** PROBLEM REQUIREMENTS **
Print all of the lines exactly. Any picture among them stays out.

** STORED DATA **
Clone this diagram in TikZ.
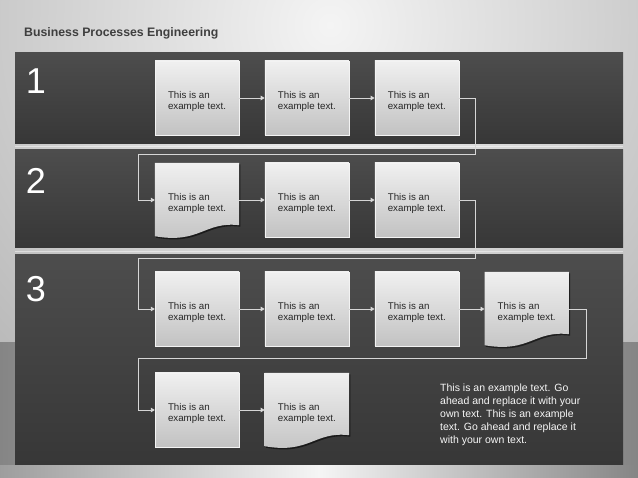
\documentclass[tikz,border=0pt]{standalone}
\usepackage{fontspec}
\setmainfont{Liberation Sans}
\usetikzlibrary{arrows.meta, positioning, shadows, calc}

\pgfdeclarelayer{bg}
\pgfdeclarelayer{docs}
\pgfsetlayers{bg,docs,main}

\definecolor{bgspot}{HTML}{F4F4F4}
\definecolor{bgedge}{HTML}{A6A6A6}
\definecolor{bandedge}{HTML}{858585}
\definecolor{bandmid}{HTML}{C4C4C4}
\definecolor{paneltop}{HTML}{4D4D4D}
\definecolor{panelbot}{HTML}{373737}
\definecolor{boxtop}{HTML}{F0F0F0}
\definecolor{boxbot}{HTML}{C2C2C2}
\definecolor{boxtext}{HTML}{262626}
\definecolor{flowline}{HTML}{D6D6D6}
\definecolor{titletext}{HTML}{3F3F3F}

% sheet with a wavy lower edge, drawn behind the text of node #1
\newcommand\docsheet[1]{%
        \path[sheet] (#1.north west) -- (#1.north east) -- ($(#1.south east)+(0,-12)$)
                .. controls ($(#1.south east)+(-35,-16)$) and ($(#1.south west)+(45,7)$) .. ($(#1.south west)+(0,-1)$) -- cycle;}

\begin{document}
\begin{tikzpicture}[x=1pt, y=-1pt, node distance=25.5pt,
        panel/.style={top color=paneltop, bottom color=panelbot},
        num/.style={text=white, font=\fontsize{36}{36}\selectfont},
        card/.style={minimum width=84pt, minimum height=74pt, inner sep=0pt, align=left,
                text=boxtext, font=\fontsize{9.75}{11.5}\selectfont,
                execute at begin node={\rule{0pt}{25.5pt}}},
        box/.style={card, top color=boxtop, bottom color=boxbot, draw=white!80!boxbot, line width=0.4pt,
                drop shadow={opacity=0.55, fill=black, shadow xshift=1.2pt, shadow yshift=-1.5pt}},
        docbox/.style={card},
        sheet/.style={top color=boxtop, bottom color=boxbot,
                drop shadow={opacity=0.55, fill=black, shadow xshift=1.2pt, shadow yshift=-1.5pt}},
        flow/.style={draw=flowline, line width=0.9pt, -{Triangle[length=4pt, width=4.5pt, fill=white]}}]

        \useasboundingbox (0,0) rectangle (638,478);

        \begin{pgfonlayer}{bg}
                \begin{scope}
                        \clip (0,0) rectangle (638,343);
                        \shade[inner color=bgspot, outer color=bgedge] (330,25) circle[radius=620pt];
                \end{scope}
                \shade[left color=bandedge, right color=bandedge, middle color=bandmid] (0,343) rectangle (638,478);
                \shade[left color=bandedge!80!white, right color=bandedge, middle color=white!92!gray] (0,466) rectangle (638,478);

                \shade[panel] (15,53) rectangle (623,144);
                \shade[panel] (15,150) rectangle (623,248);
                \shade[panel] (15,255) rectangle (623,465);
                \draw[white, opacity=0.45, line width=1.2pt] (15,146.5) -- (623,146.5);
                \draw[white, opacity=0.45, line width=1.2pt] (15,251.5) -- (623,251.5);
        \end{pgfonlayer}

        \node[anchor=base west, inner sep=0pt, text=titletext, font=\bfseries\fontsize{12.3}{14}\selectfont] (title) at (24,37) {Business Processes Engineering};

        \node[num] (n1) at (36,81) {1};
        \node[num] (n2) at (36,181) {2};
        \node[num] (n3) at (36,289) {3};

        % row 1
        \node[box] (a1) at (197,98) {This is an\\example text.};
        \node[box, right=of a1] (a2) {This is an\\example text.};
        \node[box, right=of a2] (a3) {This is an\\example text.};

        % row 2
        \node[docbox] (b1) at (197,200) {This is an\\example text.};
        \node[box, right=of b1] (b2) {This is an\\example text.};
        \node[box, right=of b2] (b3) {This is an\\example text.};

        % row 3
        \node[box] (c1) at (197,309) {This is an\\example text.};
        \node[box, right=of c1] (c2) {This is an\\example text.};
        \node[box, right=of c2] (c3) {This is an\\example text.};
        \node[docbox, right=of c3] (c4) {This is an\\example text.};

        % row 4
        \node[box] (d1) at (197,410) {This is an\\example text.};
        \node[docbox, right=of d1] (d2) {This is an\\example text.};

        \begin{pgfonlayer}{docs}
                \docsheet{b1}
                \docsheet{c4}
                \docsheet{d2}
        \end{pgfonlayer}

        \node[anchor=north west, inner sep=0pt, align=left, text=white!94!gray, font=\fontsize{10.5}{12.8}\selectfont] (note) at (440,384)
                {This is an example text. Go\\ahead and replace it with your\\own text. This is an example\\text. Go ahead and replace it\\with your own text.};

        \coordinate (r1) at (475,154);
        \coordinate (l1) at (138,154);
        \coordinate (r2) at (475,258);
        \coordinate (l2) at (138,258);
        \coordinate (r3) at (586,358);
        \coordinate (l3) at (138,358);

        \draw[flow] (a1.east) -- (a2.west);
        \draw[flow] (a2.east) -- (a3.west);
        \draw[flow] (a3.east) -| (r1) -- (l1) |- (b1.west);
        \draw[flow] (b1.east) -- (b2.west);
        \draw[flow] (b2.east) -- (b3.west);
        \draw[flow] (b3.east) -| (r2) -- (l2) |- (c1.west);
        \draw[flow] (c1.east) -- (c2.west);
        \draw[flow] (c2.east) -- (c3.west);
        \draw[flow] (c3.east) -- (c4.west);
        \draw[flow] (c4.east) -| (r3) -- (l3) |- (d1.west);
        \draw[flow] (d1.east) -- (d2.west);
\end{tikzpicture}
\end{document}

** ANSWER TO THIS EXERCISE **
Clone this diagram in TikZ.
\documentclass[tikz,border=0pt]{standalone}
\usepackage{fontspec}
\setmainfont{Liberation Sans}
\usetikzlibrary{arrows.meta, positioning, shadows, calc}

\pgfdeclarelayer{bg}
\pgfdeclarelayer{docs}
\pgfsetlayers{bg,docs,main}

\definecolor{bgspot}{HTML}{F4F4F4}
\definecolor{bgedge}{HTML}{A6A6A6}
\definecolor{bandedge}{HTML}{858585}
\definecolor{bandmid}{HTML}{C4C4C4}
\definecolor{paneltop}{HTML}{4D4D4D}
\definecolor{panelbot}{HTML}{373737}
\definecolor{boxtop}{HTML}{F0F0F0}
\definecolor{boxbot}{HTML}{C2C2C2}
\definecolor{boxtext}{HTML}{262626}
\definecolor{flowline}{HTML}{D6D6D6}
\definecolor{titletext}{HTML}{3F3F3F}

% sheet with a wavy lower edge, drawn behind the text of node #1
\newcommand\docsheet[1]{%
        \path[sheet] (#1.north west) -- (#1.north east) -- ($(#1.south east)+(0,-12)$)
                .. controls ($(#1.south east)+(-35,-16)$) and ($(#1.south west)+(45,7)$) .. ($(#1.south west)+(0,-1)$) -- cycle;}

\begin{document}
\begin{tikzpicture}[x=1pt, y=-1pt, node distance=25.5pt,
        panel/.style={top color=paneltop, bottom color=panelbot},
        num/.style={text=white, font=\fontsize{36}{36}\selectfont},
        card/.style={minimum width=84pt, minimum height=74pt, inner sep=0pt, align=left,
                text=boxtext, font=\fontsize{9.75}{11.5}\selectfont,
                execute at begin node={\rule{0pt}{25.5pt}}},
        box/.style={card, top color=boxtop, bottom color=boxbot, draw=white!80!boxbot, line width=0.4pt,
                drop shadow={opacity=0.55, fill=black, shadow xshift=1.2pt, shadow yshift=-1.5pt}},
        docbox/.style={card},
        sheet/.style={top color=boxtop, bottom color=boxbot,
                drop shadow={opacity=0.55, fill=black, shadow xshift=1.2pt, shadow yshift=-1.5pt}},
        flow/.style={draw=flowline, line width=0.9pt, -{Triangle[length=4pt, width=4.5pt, fill=white]}}]

        \useasboundingbox (0,0) rectangle (638,478);

        \begin{pgfonlayer}{bg}
                \begin{scope}
                        \clip (0,0) rectangle (638,343);
                        \shade[inner color=bgspot, outer color=bgedge] (330,25) circle[radius=620pt];
                \end{scope}
                \shade[left color=bandedge, right color=bandedge, middle color=bandmid] (0,343) rectangle (638,478);
                \shade[left color=bandedge!80!white, right color=bandedge, middle color=white!92!gray] (0,466) rectangle (638,478);

                \shade[panel] (15,53) rectangle (623,144);
                \shade[panel] (15,150) rectangle (623,248);
                \shade[panel] (15,255) rectangle (623,465);
                \draw[white, opacity=0.45, line width=1.2pt] (15,146.5) -- (623,146.5);
                \draw[white, opacity=0.45, line width=1.2pt] (15,251.5) -- (623,251.5);
        \end{pgfonlayer}

        \node[anchor=base west, inner sep=0pt, text=titletext, font=\bfseries\fontsize{12.3}{14}\selectfont] (title) at (24,37) {Business Processes Engineering};

        \node[num] (n1) at (36,81) {1};
        \node[num] (n2) at (36,181) {2};
        \node[num] (n3) at (36,289) {3};

        % row 1
        \node[box] (a1) at (197,98) {This is an\\example text.};
        \node[box, right=of a1] (a2) {This is an\\example text.};
        \node[box, right=of a2] (a3) {This is an\\example text.};

        % row 2
        \node[docbox] (b1) at (197,200) {This is an\\example text.};
        \node[box, right=of b1] (b2) {This is an\\example text.};
        \node[box, right=of b2] (b3) {This is an\\example text.};

        % row 3
        \node[box] (c1) at (197,309) {This is an\\example text.};
        \node[box, right=of c1] (c2) {This is an\\example text.};
        \node[box, right=of c2] (c3) {This is an\\example text.};
        \node[docbox, right=of c3] (c4) {This is an\\example text.};

        % row 4
        \node[box] (d1) at (197,410) {This is an\\example text.};
        \node[docbox, right=of d1] (d2) {This is an\\example text.};

        \begin{pgfonlayer}{docs}
                \docsheet{b1}
                \docsheet{c4}
                \docsheet{d2}
        \end{pgfonlayer}

        \node[anchor=north west, inner sep=0pt, align=left, text=white!94!gray, font=\fontsize{10.5}{12.8}\selectfont] (note) at (440,384)
                {This is an example text. Go\\ahead and replace it with your\\own text. This is an example\\text. Go ahead and replace it\\with your own text.};

        \coordinate (r1) at (475,154);
        \coordinate (l1) at (138,154);
        \coordinate (r2) at (475,258);
        \coordinate (l2) at (138,258);
        \coordinate (r3) at (586,358);
        \coordinate (l3) at (138,358);

        \draw[flow] (a1.east) -- (a2.west);
        \draw[flow] (a2.east) -- (a3.west);
        \draw[flow] (a3.east) -| (r1) -- (l1) |- (b1.west);
        \draw[flow] (b1.east) -- (b2.west);
        \draw[flow] (b2.east) -- (b3.west);
        \draw[flow] (b3.east) -| (r2) -- (l2) |- (c1.west);
        \draw[flow] (c1.east) -- (c2.west);
        \draw[flow] (c2.east) -- (c3.west);
        \draw[flow] (c3.east) -- (c4.west);
        \draw[flow] (c4.east) -| (r3) -- (l3) |- (d1.west);
        \draw[flow] (d1.east) -- (d2.west);
\end{tikzpicture}
\end{document}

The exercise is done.